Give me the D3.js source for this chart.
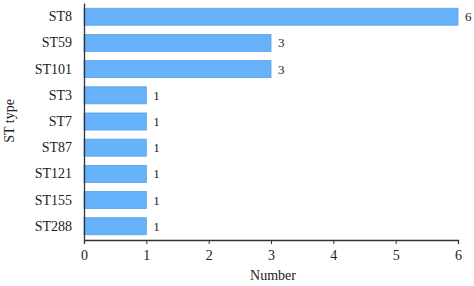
<!DOCTYPE html>
<html>
<head>
<meta charset="utf-8">
<script src="https://cdn.jsdelivr.net/npm/d3@7"></script>
<style>
  body { margin: 0; background: #fff; }
  text { font-family: "Liberation Serif", "Times New Roman", serif; fill: #222; }
</style>
</head>
<body>
<div id="chart"></div>
<script>
var categories = ['ST8', 'ST59', 'ST101', 'ST3', 'ST7', 'ST87', 'ST121', 'ST155', 'ST288'];
var counts = [6, 3, 3, 1, 1, 1, 1, 1, 1];
var xTicks = [0, 1, 2, 3, 4, 5, 6];

var width = 474, height = 286;
var margin = {top: 3, right: 16, bottom: 46, left: 84};

var svg = d3.select('#chart').append('svg')
    .attr('width', width)
    .attr('height', height);

var x = d3.scaleLinear().domain([0, 6]).range([margin.left, width - margin.right]);
var y = d3.scaleBand().domain(categories)
    .range([margin.top, height - margin.bottom])
    .paddingInner(0.35).paddingOuter(0.2);

// bars
svg.selectAll('rect.bar').data(counts).enter().append('rect')
    .attr('class', 'bar')
    .attr('x', x(0))
    .attr('y', function(d, i) { return y(categories[i]); })
    .attr('width', function(d) { return x(d) - x(0); })
    .attr('height', y.bandwidth())
    .attr('fill', '#66b3fb')
    .attr('stroke', '#5a9fe0')
    .attr('stroke-width', 0.8);

// value labels
svg.selectAll('text.val').data(counts).enter().append('text')
    .attr('class', 'val')
    .attr('x', function(d) { return x(d) + 7; })
    .attr('y', function(d, i) { return y(categories[i]) + y.bandwidth() / 2; })
    .attr('dy', '0.35em')
    .style('font-size', '13px')
    .text(function(d) { return d; });

// x axis
var xAxis = svg.append('g')
    .attr('transform', 'translate(0,' + (height - margin.bottom) + ')')
    .call(d3.axisBottom(x).tickValues(xTicks).tickFormat(d3.format('d')).tickSize(4).tickPadding(6));
xAxis.selectAll('text').style('font-size', '14px').attr('font-family', null);
xAxis.select('.domain').attr('stroke', '#333').attr('stroke-width', 1.3);
xAxis.selectAll('line').attr('stroke', '#333');

// y axis
var yAxis = svg.append('g')
    .attr('transform', 'translate(' + margin.left + ',0)')
    .call(d3.axisLeft(y).tickSize(0).tickPadding(12));
yAxis.select('.domain').attr('stroke', '#333').attr('stroke-width', 1.3);
yAxis.selectAll('text').style('font-size', '14px').attr('font-family', null);

// axis titles
svg.append('text')
    .attr('x', 273)
    .attr('y', 280)
    .attr('text-anchor', 'middle')
    .style('font-size', '14px')
    .text('Number');

svg.append('text')
    .attr('transform', 'translate(14,' + 121 + ') rotate(-90)')
    .attr('text-anchor', 'middle')
    .style('font-size', '14px')
    .text('ST  type');
</script>
</body>
</html>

= = = = = = =

*What you should do:*
Emit the lines of the material exactly, from its first line to the line containing "var xTicks = [0, 1, 2, 3, 4, 5, 6];", inclusive; leave every picture out.

*Complete response:*
Give me the D3.js source for this chart.
<!DOCTYPE html>
<html>
<head>
<meta charset="utf-8">
<script src="https://cdn.jsdelivr.net/npm/d3@7"></script>
<style>
  body { margin: 0; background: #fff; }
  text { font-family: "Liberation Serif", "Times New Roman", serif; fill: #222; }
</style>
</head>
<body>
<div id="chart"></div>
<script>
var categories = ['ST8', 'ST59', 'ST101', 'ST3', 'ST7', 'ST87', 'ST121', 'ST155', 'ST288'];
var counts = [6, 3, 3, 1, 1, 1, 1, 1, 1];
var xTicks = [0, 1, 2, 3, 4, 5, 6];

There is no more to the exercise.